**Task description**
Restate word for word the lines beginning at the one that contains "Output the LaTeX" and ending at the one that contains "(0,0) rectangle (902,562);"; include both and nothing else.

**Data for the task**
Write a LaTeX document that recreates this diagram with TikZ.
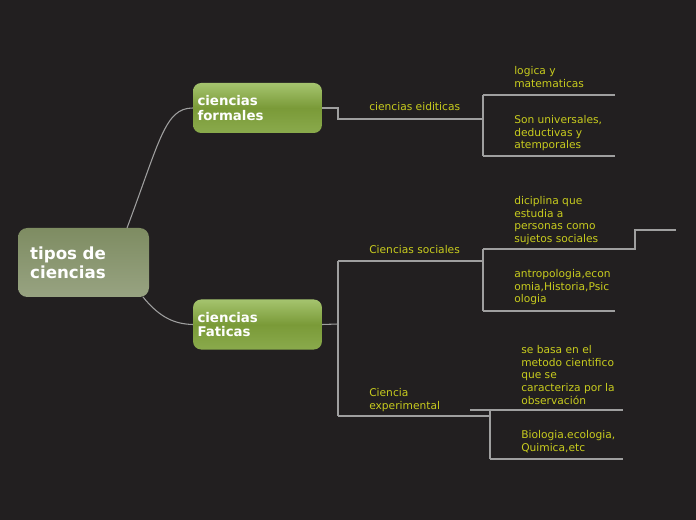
* * *
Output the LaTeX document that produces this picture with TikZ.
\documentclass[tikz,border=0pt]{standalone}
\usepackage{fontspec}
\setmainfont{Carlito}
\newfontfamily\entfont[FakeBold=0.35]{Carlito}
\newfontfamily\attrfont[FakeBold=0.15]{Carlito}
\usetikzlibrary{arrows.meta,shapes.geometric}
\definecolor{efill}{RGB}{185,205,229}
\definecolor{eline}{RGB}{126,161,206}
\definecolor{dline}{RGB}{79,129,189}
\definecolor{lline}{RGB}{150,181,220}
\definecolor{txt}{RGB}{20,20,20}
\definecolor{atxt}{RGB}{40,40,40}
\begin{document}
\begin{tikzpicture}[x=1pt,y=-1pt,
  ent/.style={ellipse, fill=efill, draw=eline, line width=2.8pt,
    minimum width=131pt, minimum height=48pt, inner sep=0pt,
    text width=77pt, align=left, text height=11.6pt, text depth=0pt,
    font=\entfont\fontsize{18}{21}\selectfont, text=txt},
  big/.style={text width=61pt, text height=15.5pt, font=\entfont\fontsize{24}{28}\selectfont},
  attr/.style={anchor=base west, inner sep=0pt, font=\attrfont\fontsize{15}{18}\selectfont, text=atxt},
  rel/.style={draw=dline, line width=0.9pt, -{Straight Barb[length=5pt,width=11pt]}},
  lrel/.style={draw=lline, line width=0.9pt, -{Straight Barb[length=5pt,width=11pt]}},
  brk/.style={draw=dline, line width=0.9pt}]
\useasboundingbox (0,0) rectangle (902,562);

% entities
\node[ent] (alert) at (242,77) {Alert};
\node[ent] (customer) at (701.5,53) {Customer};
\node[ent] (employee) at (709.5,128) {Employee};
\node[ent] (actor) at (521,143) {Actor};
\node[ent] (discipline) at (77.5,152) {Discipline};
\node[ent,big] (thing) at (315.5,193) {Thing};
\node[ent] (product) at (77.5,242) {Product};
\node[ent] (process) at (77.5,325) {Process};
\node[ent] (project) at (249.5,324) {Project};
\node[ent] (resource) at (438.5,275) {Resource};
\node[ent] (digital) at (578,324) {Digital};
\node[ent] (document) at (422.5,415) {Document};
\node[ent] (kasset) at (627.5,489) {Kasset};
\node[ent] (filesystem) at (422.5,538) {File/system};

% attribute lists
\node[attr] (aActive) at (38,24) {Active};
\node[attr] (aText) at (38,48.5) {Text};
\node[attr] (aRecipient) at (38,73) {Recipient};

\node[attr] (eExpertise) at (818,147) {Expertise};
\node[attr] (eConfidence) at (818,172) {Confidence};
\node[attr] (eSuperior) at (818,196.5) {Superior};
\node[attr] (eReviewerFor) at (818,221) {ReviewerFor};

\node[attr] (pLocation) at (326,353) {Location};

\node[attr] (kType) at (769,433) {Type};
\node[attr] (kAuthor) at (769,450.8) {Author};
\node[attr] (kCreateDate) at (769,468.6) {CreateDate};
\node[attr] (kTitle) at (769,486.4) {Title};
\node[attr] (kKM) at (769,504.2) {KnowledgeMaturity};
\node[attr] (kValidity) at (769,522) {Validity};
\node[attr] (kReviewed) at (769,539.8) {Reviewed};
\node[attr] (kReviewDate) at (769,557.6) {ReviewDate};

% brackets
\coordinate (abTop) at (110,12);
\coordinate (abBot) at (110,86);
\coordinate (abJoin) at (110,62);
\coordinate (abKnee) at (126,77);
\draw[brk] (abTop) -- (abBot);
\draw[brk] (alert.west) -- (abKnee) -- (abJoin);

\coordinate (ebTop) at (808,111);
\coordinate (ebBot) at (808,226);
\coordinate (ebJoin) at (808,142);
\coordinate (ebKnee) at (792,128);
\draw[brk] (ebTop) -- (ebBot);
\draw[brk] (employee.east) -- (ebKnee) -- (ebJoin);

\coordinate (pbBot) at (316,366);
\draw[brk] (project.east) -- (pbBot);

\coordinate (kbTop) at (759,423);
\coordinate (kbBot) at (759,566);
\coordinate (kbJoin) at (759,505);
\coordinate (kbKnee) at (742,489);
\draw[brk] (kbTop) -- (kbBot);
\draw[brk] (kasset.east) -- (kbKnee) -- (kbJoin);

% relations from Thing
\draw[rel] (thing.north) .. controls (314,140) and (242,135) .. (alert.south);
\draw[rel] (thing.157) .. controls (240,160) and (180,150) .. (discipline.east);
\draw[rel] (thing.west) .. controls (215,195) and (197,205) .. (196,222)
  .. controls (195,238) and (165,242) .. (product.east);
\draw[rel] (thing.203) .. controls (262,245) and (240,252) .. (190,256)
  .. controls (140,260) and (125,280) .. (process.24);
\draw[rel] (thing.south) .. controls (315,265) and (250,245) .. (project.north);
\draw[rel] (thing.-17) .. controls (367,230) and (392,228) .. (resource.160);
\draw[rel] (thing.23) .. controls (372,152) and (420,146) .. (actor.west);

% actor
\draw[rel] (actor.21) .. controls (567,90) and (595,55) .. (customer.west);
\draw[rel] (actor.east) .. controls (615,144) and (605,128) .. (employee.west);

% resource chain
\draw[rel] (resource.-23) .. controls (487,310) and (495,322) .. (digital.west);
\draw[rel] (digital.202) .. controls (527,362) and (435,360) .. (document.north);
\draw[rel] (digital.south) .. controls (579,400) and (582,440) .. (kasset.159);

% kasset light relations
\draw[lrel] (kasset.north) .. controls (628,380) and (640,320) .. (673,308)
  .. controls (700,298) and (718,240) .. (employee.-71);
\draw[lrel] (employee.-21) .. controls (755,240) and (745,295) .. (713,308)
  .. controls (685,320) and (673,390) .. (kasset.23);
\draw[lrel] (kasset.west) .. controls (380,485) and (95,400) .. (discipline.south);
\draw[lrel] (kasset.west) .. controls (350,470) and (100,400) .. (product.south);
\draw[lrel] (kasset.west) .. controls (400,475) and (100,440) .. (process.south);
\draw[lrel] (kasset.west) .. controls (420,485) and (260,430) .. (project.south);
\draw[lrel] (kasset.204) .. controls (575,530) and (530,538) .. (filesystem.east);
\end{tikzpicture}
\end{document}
...
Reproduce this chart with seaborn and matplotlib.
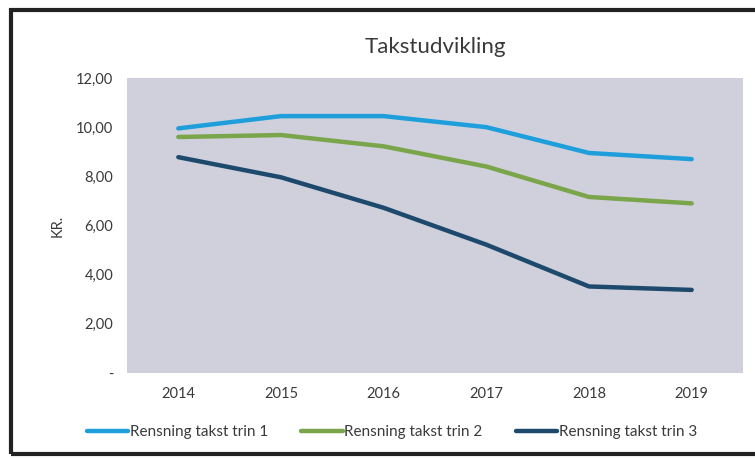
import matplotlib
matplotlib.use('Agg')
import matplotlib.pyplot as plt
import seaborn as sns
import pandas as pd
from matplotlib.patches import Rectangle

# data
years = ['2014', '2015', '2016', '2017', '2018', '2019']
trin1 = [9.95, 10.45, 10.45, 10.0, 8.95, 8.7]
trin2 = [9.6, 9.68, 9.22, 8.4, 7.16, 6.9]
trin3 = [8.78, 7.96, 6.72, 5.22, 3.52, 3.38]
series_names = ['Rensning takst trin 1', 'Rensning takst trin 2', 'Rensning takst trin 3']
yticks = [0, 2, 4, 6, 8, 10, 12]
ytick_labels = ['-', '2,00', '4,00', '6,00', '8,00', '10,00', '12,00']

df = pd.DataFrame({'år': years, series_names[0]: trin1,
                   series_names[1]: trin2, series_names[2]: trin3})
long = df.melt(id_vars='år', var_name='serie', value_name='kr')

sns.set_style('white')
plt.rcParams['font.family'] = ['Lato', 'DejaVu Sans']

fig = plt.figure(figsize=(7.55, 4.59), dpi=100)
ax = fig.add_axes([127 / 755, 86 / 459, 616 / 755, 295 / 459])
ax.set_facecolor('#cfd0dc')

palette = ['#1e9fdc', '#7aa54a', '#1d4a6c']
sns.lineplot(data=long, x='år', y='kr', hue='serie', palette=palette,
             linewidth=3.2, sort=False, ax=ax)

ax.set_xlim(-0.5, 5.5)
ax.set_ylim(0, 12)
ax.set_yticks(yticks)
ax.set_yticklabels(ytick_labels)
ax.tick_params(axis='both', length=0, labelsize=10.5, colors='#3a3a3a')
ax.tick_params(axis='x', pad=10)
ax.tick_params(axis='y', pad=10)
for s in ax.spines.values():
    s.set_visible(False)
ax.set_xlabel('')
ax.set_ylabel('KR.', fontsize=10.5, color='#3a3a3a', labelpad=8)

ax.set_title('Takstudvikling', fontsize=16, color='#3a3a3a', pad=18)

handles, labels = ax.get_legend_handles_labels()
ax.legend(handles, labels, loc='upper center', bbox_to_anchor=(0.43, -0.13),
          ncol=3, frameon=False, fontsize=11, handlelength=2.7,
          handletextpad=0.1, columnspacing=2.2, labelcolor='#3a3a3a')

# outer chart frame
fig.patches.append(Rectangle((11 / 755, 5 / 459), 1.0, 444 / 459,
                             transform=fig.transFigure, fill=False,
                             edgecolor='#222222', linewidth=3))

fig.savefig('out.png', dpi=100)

**Solution for this exercise**
Output the LaTeX document that produces this picture with TikZ.
\documentclass[tikz,border=0pt]{standalone}
\usepackage{fontspec}
\setmainfont{Carlito}
\newfontfamily\entfont[FakeBold=0.35]{Carlito}
\newfontfamily\attrfont[FakeBold=0.15]{Carlito}
\usetikzlibrary{arrows.meta,shapes.geometric}
\definecolor{efill}{RGB}{185,205,229}
\definecolor{eline}{RGB}{126,161,206}
\definecolor{dline}{RGB}{79,129,189}
\definecolor{lline}{RGB}{150,181,220}
\definecolor{txt}{RGB}{20,20,20}
\definecolor{atxt}{RGB}{40,40,40}
\begin{document}
\begin{tikzpicture}[x=1pt,y=-1pt,
  ent/.style={ellipse, fill=efill, draw=eline, line width=2.8pt,
    minimum width=131pt, minimum height=48pt, inner sep=0pt,
    text width=77pt, align=left, text height=11.6pt, text depth=0pt,
    font=\entfont\fontsize{18}{21}\selectfont, text=txt},
  big/.style={text width=61pt, text height=15.5pt, font=\entfont\fontsize{24}{28}\selectfont},
  attr/.style={anchor=base west, inner sep=0pt, font=\attrfont\fontsize{15}{18}\selectfont, text=atxt},
  rel/.style={draw=dline, line width=0.9pt, -{Straight Barb[length=5pt,width=11pt]}},
  lrel/.style={draw=lline, line width=0.9pt, -{Straight Barb[length=5pt,width=11pt]}},
  brk/.style={draw=dline, line width=0.9pt}]
\useasboundingbox (0,0) rectangle (902,562);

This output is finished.